**WHAT YOU HAVE TO DO:** Write out all the lines again, precisely as they stand, but without the images.

**DATA BLOCK:**
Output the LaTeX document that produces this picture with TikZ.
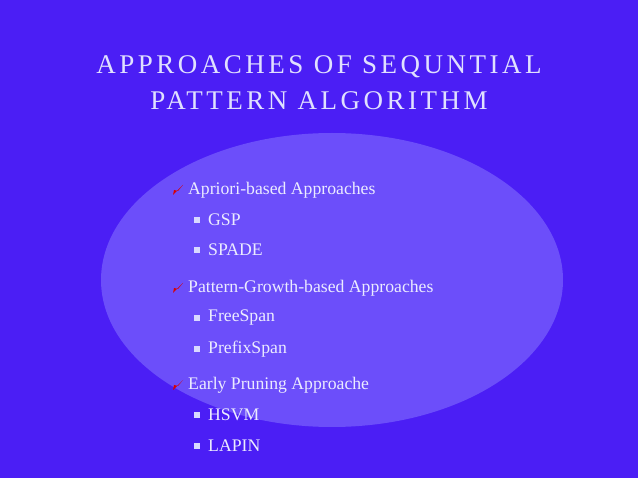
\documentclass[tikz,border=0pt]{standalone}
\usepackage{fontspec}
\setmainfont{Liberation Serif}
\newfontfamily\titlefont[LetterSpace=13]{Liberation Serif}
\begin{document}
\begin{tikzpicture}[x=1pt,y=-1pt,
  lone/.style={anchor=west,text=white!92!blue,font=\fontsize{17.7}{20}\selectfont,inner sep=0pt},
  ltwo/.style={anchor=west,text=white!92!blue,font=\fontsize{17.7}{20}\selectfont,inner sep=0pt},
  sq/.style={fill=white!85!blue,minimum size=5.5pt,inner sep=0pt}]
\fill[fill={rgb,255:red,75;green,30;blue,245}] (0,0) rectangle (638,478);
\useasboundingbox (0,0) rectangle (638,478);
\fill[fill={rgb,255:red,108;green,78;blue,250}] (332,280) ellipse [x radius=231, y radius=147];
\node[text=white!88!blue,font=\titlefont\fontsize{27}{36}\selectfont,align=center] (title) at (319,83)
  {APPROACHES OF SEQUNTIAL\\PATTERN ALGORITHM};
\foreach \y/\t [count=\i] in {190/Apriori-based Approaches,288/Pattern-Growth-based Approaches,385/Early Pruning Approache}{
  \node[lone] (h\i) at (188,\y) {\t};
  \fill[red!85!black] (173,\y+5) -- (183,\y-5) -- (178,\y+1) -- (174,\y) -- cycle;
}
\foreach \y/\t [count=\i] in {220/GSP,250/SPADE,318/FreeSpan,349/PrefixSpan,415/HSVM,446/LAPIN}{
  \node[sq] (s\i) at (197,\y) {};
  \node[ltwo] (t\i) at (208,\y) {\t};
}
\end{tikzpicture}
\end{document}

**WRITTEN SOLUTION:**
Output the LaTeX document that produces this picture with TikZ.
\documentclass[tikz,border=0pt]{standalone}
\usepackage{fontspec}
\setmainfont{Liberation Serif}
\newfontfamily\titlefont[LetterSpace=13]{Liberation Serif}
\begin{document}
\begin{tikzpicture}[x=1pt,y=-1pt,
  lone/.style={anchor=west,text=white!92!blue,font=\fontsize{17.7}{20}\selectfont,inner sep=0pt},
  ltwo/.style={anchor=west,text=white!92!blue,font=\fontsize{17.7}{20}\selectfont,inner sep=0pt},
  sq/.style={fill=white!85!blue,minimum size=5.5pt,inner sep=0pt}]
\fill[fill={rgb,255:red,75;green,30;blue,245}] (0,0) rectangle (638,478);
\useasboundingbox (0,0) rectangle (638,478);
\fill[fill={rgb,255:red,108;green,78;blue,250}] (332,280) ellipse [x radius=231, y radius=147];
\node[text=white!88!blue,font=\titlefont\fontsize{27}{36}\selectfont,align=center] (title) at (319,83)
  {APPROACHES OF SEQUNTIAL\\PATTERN ALGORITHM};
\foreach \y/\t [count=\i] in {190/Apriori-based Approaches,288/Pattern-Growth-based Approaches,385/Early Pruning Approache}{
  \node[lone] (h\i) at (188,\y) {\t};
  \fill[red!85!black] (173,\y+5) -- (183,\y-5) -- (178,\y+1) -- (174,\y) -- cycle;
}
\foreach \y/\t [count=\i] in {220/GSP,250/SPADE,318/FreeSpan,349/PrefixSpan,415/HSVM,446/LAPIN}{
  \node[sq] (s\i) at (197,\y) {};
  \node[ltwo] (t\i) at (208,\y) {\t};
}
\end{tikzpicture}
\end{document}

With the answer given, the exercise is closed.